Dahl proceeds to stipulate five marks of an optimal economic order: (1) It would engender more economic equality, which in turn would give all citizens a better chance to participate in the political process on an equal footing. (2) It would have to be efficient. (3) Work itself would have to “become a source of deep and daily satisfaction for most of us.” (4) The economic order would have to promote virtue and intelligence in the citizenry. (5) It would have to guarantee economic liberty, in the sense that “we must have a right to gain access to adequate personal economic resources.”
Such an economic order would be “fundamentally inconsistent” with Marxist state socialism, says Dahl. Rather, it would be a decentralized order working within the context of both the market and the regulations established by a democratically elected government. Moreover, the enterprises in such an order would be “collectively owned and democratically governed by all the people who work in them.”
The people who work in such a firm are the “citizens” of the firm, and they are entitled to “one and only one vote.” Within a firm, “its citizens (or their elected representatives or managers to whom they delegate authority) determine wages and decide how surplus revenues are to be allocated.” The point would be to shift control of an enterprise from stockholders, or managers nominally controlled by stockholders, to the employees.
It is Dahl’s hope that such self-governing enterprises would foster greater “moral responsibility,” and this for two reasons: (1) Such firms would “vastly reduce the adversarial and antagonistic relations” between labor and management that “foster moral irresponsibility on both sides.” (2) “Being far more numerous and closer to the average citizen than [today’s] managers and owners, employees would be more representative of consumers and citizens,” and hence less likely to go along with corporate decisions which have harmful consequences for average people.

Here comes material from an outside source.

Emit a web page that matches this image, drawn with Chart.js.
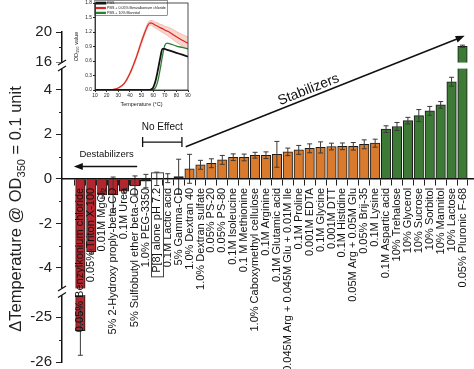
<!DOCTYPE html>
<html>
<head>
<meta charset="utf-8">
<script src="https://cdn.jsdelivr.net/npm/chart.js@4.4.1/dist/chart.umd.min.js"></script>
<style>
  html, body { margin: 0; padding: 0; background: #fff; }
  #wrap { position: relative; width: 474px; height: 369px; overflow: hidden; }
  #main { position: absolute; left: 0; top: 0; }
  #inset { position: absolute; left: 70px; top: 0; }
</style>
</head>
<body>
<div id="wrap">
  <canvas id="main" width="474" height="369"></canvas>
  <canvas id="inset" width="124" height="110"></canvas>
</div>
<script>
const FONT = '"Liberation Sans", Arial, sans-serif';

// ---- main bar chart data ----
const categories = [
  '0.05% Benzylkonium chloride', '0.05% Triton X-100', '0.01M MgCl₂', '5% 2-Hydroxy proply-beta-CD',
  '0.1M Urea', '5% Sulfobutyl ether beta-CD', '1.0% PEG-3350', 'P[8] alone pH 7.2', '0.1M Lactic acid',
  '5% Gamma-CD', '1.0% Dextran 40', '1.0% Dextran sulfate', '0.05% PS-20', '0.05% PS-80',
  '0.1M Isoleucine', '0.1 M Methionine', '1.0% Caboxymethyl cellulose', '0.1M Arginine',
  '0.1M Glutamic acid', '0.045M Arg + 0.045M Glu + 0.01M Ile', '0.1M Proline', '0.001M EDTA',
  '0.1M Glycine', '0.001M DTT', '0.1M Histidine', '0.05M Arg + 0.05M Glu', '0.05% Brij-35',
  '0.1M Lysine', '0.1M Aspartic acid', '10% Trehalose', '10% Glycerol', '10% Sucrose',
  '10% Sorbitol', '10% Mannitol', '10% Lactose', '0.05% Pluronic F-68'
];
const deltaT = [
  -25.3, -3.27, -0.72, -0.72, -0.55, -0.32, -0.1, 0, 0.03, 0.1,
  0.45, 0.63, 0.7, 0.85, 0.97, 0.96, 1.06, 1.06, 1.1, 1.21,
  1.3, 1.37, 1.41, 1.45, 1.46, 1.46, 1.55, 1.6,
  2.23, 2.35, 2.61, 2.84, 3.05, 3.32, 4.36, 18.1
];
const deltaErr = [
  0.55, 0.1, 0.15, 0.8, 0.1, 0.45, 0.3, 0.3, 0.2, 0.78,
  0.65, 0.2, 0.2, 0.2, 0.15, 0.15, 0.13, 0.15, 0.58, 0.17,
  0.2, 0.2, 0.25, 0.15, 0.15, 0.17, 0.2, 0.18,
  0.15, 0.18, 0.15, 0.27, 0.2, 0.15, 0.2, 0.15
];
const effect = [
  'destab', 'destab', 'destab', 'destab', 'destab', 'destab', 'none', 'control', 'none', 'none',
  'stab', 'stab', 'stab', 'stab', 'stab', 'stab', 'stab', 'stab', 'stab', 'stab',
  'stab', 'stab', 'stab', 'stab', 'stab', 'stab', 'stab', 'stab',
  'strong', 'strong', 'strong', 'strong', 'strong', 'strong', 'strong', 'strong'
];
const yTicks = [-26, -25, -4, -2, 0, 2, 4, 16, 20];
const yMinor = [-25.5, -3, -1, 1, 3, 18];

// ---- inset data ----
const insetTemps = [10, 15, 20, 25, 30, 35, 40, 45, 50, 53, 56, 58, 60, 62, 64, 66, 68, 70, 72, 75, 80, 85, 90];
const odPBS      = [0, 0, 0, 0, 0, 0, 0, 0, 0, 0, 0, 0.01, 0.05, 0.18, 0.4, 0.65, 0.85, 0.85, 0.83, 0.81, 0.77, 0.73, 0.69];
const odBenz     = [0, 0, 0, 0.01, 0.04, 0.13, 0.34, 0.64, 1.0, 1.2, 1.36, 1.39, 1.37, 1.34, 1.32, 1.29, 1.27, 1.24, 1.22, 1.18, 1.1, 1.03, 0.97];
const odBenzErr  = [0, 0, 0, 0, 0.01, 0.02, 0.03, 0.04, 0.05, 0.05, 0.05, 0.05, 0.06, 0.06, 0.07, 0.07, 0.08, 0.08, 0.09, 0.1, 0.11, 0.12, 0.13];
const odMannitol = [0, 0, 0, 0, 0, 0, 0, 0, 0, 0, 0, 0, 0.01, 0.05, 0.18, 0.42, 0.7, 0.92, 0.97, 0.95, 0.91, 0.88, 0.85];
const insetYTicks = [0, 0.3, 0.6, 0.9, 1.2, 1.5, 1.8];

// broken y axis: values mapped onto one linear axis (main segment keeps its units)
const brk = v => v >= 15 ? 5.245 + (v - 16) * 0.337 : (v <= -24 ? -6.216 + (v + 25) * 2.009 : v);
const gaps = [[4.95, 5.22], [-5.22, -4.92]];

const fillFor = { destab: '#b3262e', none: '#141414', control: 'rgba(0,0,0,0)', stab: '#d97a2c', strong: '#3d7a35' };

const mainDecor = {
  id: 'mainDecor',
  afterDatasetsDraw(chart) {
    const { ctx, scales: { x, y } } = chart;
    const Y = v => y.getPixelForValue(brk(v));
    ctx.save();
    // error bars
    ctx.strokeStyle = '#3a3a3a';
    ctx.lineWidth = 1;
    deltaT.forEach((v, i) => {
      const px = x.getPixelForValue(i);
      const t = Y(v + deltaErr[i]), b = Y(v - deltaErr[i]);
      ctx.beginPath();
      ctx.moveTo(px, t); ctx.lineTo(px, b);
      ctx.moveTo(px - 2.5, t); ctx.lineTo(px + 2.5, t);
      ctx.moveTo(px - 2.5, b); ctx.lineTo(px + 2.5, b);
      ctx.stroke();
    });
    // minor ticks
    ctx.strokeStyle = '#222';
    yMinor.forEach(v => {
      const py = Math.round(Y(v)) + 0.5;
      ctx.beginPath(); ctx.moveTo(x.left - 3, py); ctx.lineTo(x.left, py); ctx.stroke();
    });
    // axis breaks
    ctx.fillStyle = '#fff';
    gaps.forEach(([lo, hi]) => {
      const y1 = y.getPixelForValue(hi), y2 = y.getPixelForValue(lo);
      ctx.fillRect(x.left - 8, y1, x.right - x.left + 8, y2 - y1);
      ctx.strokeStyle = '#111';
      ctx.lineWidth = 1.2;
      [y1, y2].forEach(yy => {
        ctx.beginPath(); ctx.moveTo(x.left - 4, yy + 2.5); ctx.lineTo(x.left + 4, yy - 2.5); ctx.stroke();
      });
    });
    ctx.restore();
  },
  afterDraw(chart) {
    const { ctx, scales: { x, y } } = chart;
    const Y = v => y.getPixelForValue(v);
    ctx.save();
    ctx.fillStyle = '#111';
    ctx.strokeStyle = '#111';
    const arrow = (x1, y1, x2, y2) => {
      const a = Math.atan2(y2 - y1, x2 - x1);
      ctx.lineWidth = 1.5;
      ctx.beginPath(); ctx.moveTo(x1, y1); ctx.lineTo(x2 - 7 * Math.cos(a), y2 - 7 * Math.sin(a)); ctx.stroke();
      ctx.beginPath();
      ctx.moveTo(x2, y2);
      ctx.lineTo(x2 - 9 * Math.cos(a) + 3.5 * Math.sin(a), y2 - 9 * Math.sin(a) - 3.5 * Math.cos(a));
      ctx.lineTo(x2 - 9 * Math.cos(a) - 3.5 * Math.sin(a), y2 - 9 * Math.sin(a) + 3.5 * Math.cos(a));
      ctx.closePath(); ctx.fill();
    };
    // destabilizers
    ctx.font = '9.5px ' + FONT;
    ctx.textAlign = 'center'; ctx.textBaseline = 'middle';
    ctx.fillText('Destabilizers', x.getPixelForValue(2.4), Y(1.08));
    arrow(x.getPixelForValue(5.2), Y(0.55), x.getPixelForValue(-0.6), Y(0.55));
    // no effect
    ctx.font = '10px ' + FONT;
    ctx.fillText('No Effect', x.getPixelForValue(7.5), Y(2.3));
    const bx1 = x.getPixelForValue(5.7), bx2 = x.getPixelForValue(9.3), by = Y(1.65);
    ctx.lineWidth = 1.3;
    ctx.beginPath();
    ctx.moveTo(bx1, by); ctx.lineTo(bx2, by);
    ctx.moveTo(bx1, by - 5); ctx.lineTo(bx1, by + 5);
    ctx.moveTo(bx2, by - 5); ctx.lineTo(bx2, by + 5);
    ctx.stroke();
    // stabilizers
    const sx1 = x.getPixelForValue(9.65), sy1 = Y(1.44), sx2 = x.getPixelForValue(35.2), sy2 = Y(6.42);
    arrow(sx1, sy1, sx2, sy2);
    const ang = Math.atan2(sy2 - sy1, sx2 - sx1);
    ctx.save();
    ctx.translate(x.getPixelForValue(20.9), Y(4.0));
    ctx.rotate(ang);
    ctx.font = '14px ' + FONT;
    ctx.fillText('Stabilizers', 0, 0);
    ctx.restore();
    // control label box
    const cx = x.getPixelForValue(categories.indexOf('P[8] alone pH 7.2'));
    ctx.font = '11px ' + FONT;
    const tw = ctx.measureText('P[8] alone pH 7.2').width;
    const top = Y(0.27), bottom = Y(0) + 6 + 3 + tw + 4;
    ctx.lineWidth = 1;
    ctx.strokeStyle = '#444';
    ctx.strokeRect(Math.round(cx - 6) + 0.5, top, 12, bottom - top);
    // y title with subscript
    const big = '16.5px ' + FONT, small = '11px ' + FONT;
    const parts = [['ΔTemperature @ OD', big, 0], ['350', small, 4], [' = 0.1 unit', big, 0]];
    let total = 0;
    parts.forEach(([t, f]) => { ctx.font = f; total += ctx.measureText(t).width; });
    ctx.translate(21, 209);
    ctx.rotate(-Math.PI / 2);
    ctx.textAlign = 'left'; ctx.textBaseline = 'alphabetic';
    ctx.fillStyle = '#222';
    let xx = -total / 2;
    parts.forEach(([t, f, dy]) => { ctx.font = f; ctx.fillText(t, xx, dy); xx += ctx.measureText(t).width; });
    ctx.restore();
  }
};

new Chart(document.getElementById('main'), {
  type: 'bar',
  data: {
    datasets: [{
      data: deltaT.map((v, i) => ({ x: i, y: brk(v) })),
      backgroundColor: effect.map(e => fillFor[e]),
      borderColor: effect.map(e => e === 'control' ? 'rgba(0,0,0,0)' : '#1a1a1a'),
      borderWidth: 1,
      barThickness: 9.5
    }]
  },
  options: {
    responsive: false,
    animation: false,
    layout: { padding: { top: 32, bottom: 7, left: 0, right: 0 } },
    plugins: { legend: { display: false }, tooltip: { enabled: false } },
    scales: {
      x: {
        type: 'linear', position: { y: 0 }, min: -1.16, max: 35.53,
        afterBuildTicks: a => { a.ticks = categories.map((_, i) => ({ value: i })); },
        afterFit: a => { a.height = 0; a.paddingLeft = 0; a.paddingRight = 0; },
        ticks: {
          z: 1, autoSkip: false, minRotation: 90, maxRotation: 90, padding: 3,
          font: { size: 11, family: FONT }, color: '#111',
          callback: v => categories[v]
        },
        grid: { display: true, drawOnChartArea: false, tickLength: 6, color: '#222' },
        border: { color: '#111', width: 1.5, z: 1 }
      },
      y: {
        type: 'linear', min: brk(-26), max: brk(20),
        afterBuildTicks: a => { a.ticks = yTicks.map(v => ({ value: brk(v) })); },
        afterFit: a => { a.width = 62; a.paddingTop = 0; a.paddingBottom = 0; },
        ticks: { font: { size: 15, family: FONT }, color: '#222', padding: 4, callback: (v, i) => String(yTicks[i]) },
        grid: { display: true, drawOnChartArea: false, tickLength: 6, color: '#222' },
        border: { color: '#111', width: 1.5 }
      }
    }
  },
  plugins: [mainDecor]
});

// ---- inset ----
const pts = arr => insetTemps.map((t, i) => ({ x: t, y: arr[i] }));
const insetBox = {
  id: 'insetBox',
  afterDraw(chart) {
    const { ctx, chartArea: a, legend } = chart;
    ctx.save();
    ctx.strokeStyle = '#222';
    ctx.lineWidth = 0.8;
    ctx.strokeRect(a.left, a.top, a.right - a.left, a.bottom - a.top);
    const hb = legend.legendHitBoxes;
    if (hb && hb.length) {
      const l = Math.min(...hb.map(b => b.left)) - 1.5, t = Math.min(...hb.map(b => b.top)) - 1;
      const r = Math.max(...hb.map(b => b.left + b.width)) + 1.5, btm = Math.max(...hb.map(b => b.top + b.height)) + 1;
      ctx.lineWidth = 0.5;
      ctx.strokeRect(l, t, r - l, btm - t);
    }
    ctx.restore();
  }
};

new Chart(document.getElementById('inset'), {
  type: 'line',
  data: {
    datasets: [
      { label: 'PBS', data: pts(odPBS), borderColor: '#111', backgroundColor: '#111', borderWidth: 1.8 },
      { label: 'PBS + 0.05% Benzalkonium chloride', data: pts(odBenz), borderColor: '#d8271f', backgroundColor: '#d8271f', borderWidth: 1.2 },
      { label: 'PBS + 10% Mannitol', data: pts(odMannitol), borderColor: '#2f7d33', backgroundColor: '#2f7d33', borderWidth: 1.3 },
      { label: 'upper', data: pts(odBenz.map((v, i) => v + odBenzErr[i])), borderColor: 'rgba(215,90,70,0.6)', borderWidth: 0.5, backgroundColor: 'rgba(240,150,130,0.4)', fill: '+1' },
      { label: 'lower', data: pts(odBenz.map((v, i) => v - odBenzErr[i])), borderColor: 'rgba(215,90,70,0.6)', borderWidth: 0.5 }
    ]
  },
  options: {
    responsive: false,
    animation: false,
    layout: { padding: { top: 3, right: 6, left: 0, bottom: 0 } },
    elements: { point: { radius: 0 }, line: { cubicInterpolationMode: 'monotone' } },
    plugins: {
      tooltip: { enabled: false },
      legend: {
        position: 'chartArea', align: 'start',
        labels: {
          font: { size: 3.6, family: FONT }, color: '#111', boxWidth: 9, boxHeight: 1, padding: 1.3,
          filter: item => item.datasetIndex < 3
        }
      }
    },
    scales: {
      x: {
        type: 'linear', min: 10, max: 90,
        afterFit: a => { a.height = 20; a.paddingLeft = 0; a.paddingRight = 0; },
        ticks: { stepSize: 10, font: { size: 4.8, family: FONT }, color: '#222', padding: 1, maxRotation: 0 },
        grid: { drawOnChartArea: false, tickLength: 2, color: '#222' },
        border: { color: '#222', width: 0.8 },
        title: { display: true, text: 'Temperature (°C)', font: { size: 5.5, family: FONT }, color: '#222', padding: { top: 1, bottom: 2 } }
      },
      y: {
        type: 'linear', min: 0, max: 1.8,
        afterBuildTicks: a => { a.ticks = insetYTicks.map(v => ({ value: v })); },
        afterFit: a => { a.width = 25; a.paddingTop = 0; a.paddingBottom = 0; },
        ticks: { font: { size: 4.8, family: FONT }, color: '#222', padding: 1, callback: v => v.toFixed(1) },
        grid: { drawOnChartArea: false, tickLength: 2, color: '#222' },
        border: { color: '#222', width: 0.8 },
        title: { display: true, text: 'OD₃₅₀ value', font: { size: 5.5, family: FONT }, color: '#222', padding: { top: 3, bottom: 1 } }
      }
    }
  },
  plugins: [insetBox]
});
</script>
</body>
</html>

In the U.S. roughly one percent of the adult population owns over 50 percent of all corporate stock, and this one percent reaps enormous financial rewards. Dahl notes that “American society seems to require economic inequalities more extreme than Jefferson could ever have thought possible or permissible among a people with democratic aspirations.” Would a system of self-governing enterprises correct this situation and return us to the egalitarian “classical republican” model of early America? For Dahl, “it is reasonable to suppose…that members of self-governing enterprises would maintain wage and salary differentials within their firms at much lower ratios than the ten-to-one, or even twenty-to-one” that currently exist. “They would also be less likely to provide top executives with the prerequisites that increase the differential even further, in some cases to 100-to-1.” Moreover, income and wealth differentials would be further reduced because profits of a self-governing firm would be shared among all its members.
Turning from speculation to precedent, Dahl finds that the differentials in financial reward in actual self-governing enterprises, such as successful Mondragon co-ops in Spain (which were established by a Catholic priest), are generally much less than in private enterprises.
Dahl also addresses himself to various practical questions – e.g., whether workers are competent enough to be engaged in managerial decisions. His position is compelling: If citizens of an enterprise are not competent to govern the enterprise, then citizens of the state are not competent to govern their state. The argument against economic democracy from the premise of incompetence is an argument against democracy as such.
One might also say that the argument for economic democracy is not only an argument for entrepreneurship. If entrepreneurship is valuable because it engenders initiative and a desire for productivity, a willingness to sacrifice and take risks, and a sense of financial responsibility among private entrepreneurs, it should also engender those qualities among workers when workers themselves become collective entrepreneurs. Says Dahl: “in times of stringency when a…private firm would lay off workers or shut down, the members of a self-governing enterprise can decide to reduce their wages, curtail their share of the surplus [profit], if any, or even contribute additional capital funds…. Self-governing enterprises are likely to tap the creativity, energies, and loyalties of workers to an extent that stockholder-owned corporations probably never can….”
Dahl’s assessment of the promises of economic democracy is a sober one. He is no dreamy utopian. Much of what he says is based on the experience of self-governing enterprises in various countries, including the U.S. There is no tinge of messianism in his analysis, as he is fully aware of the problems entailed in economic democracy. His argument is not predicated on the conjectures of imported ideologies, but rather is founded on that which is best in the American tradition. The essence of his position is this: “just as we support the democratic process in the government of the state despite substantial imperfections in practice, so we [should] support the democratic process in the government of economic enterprises despite the imperfections we expect in practice.”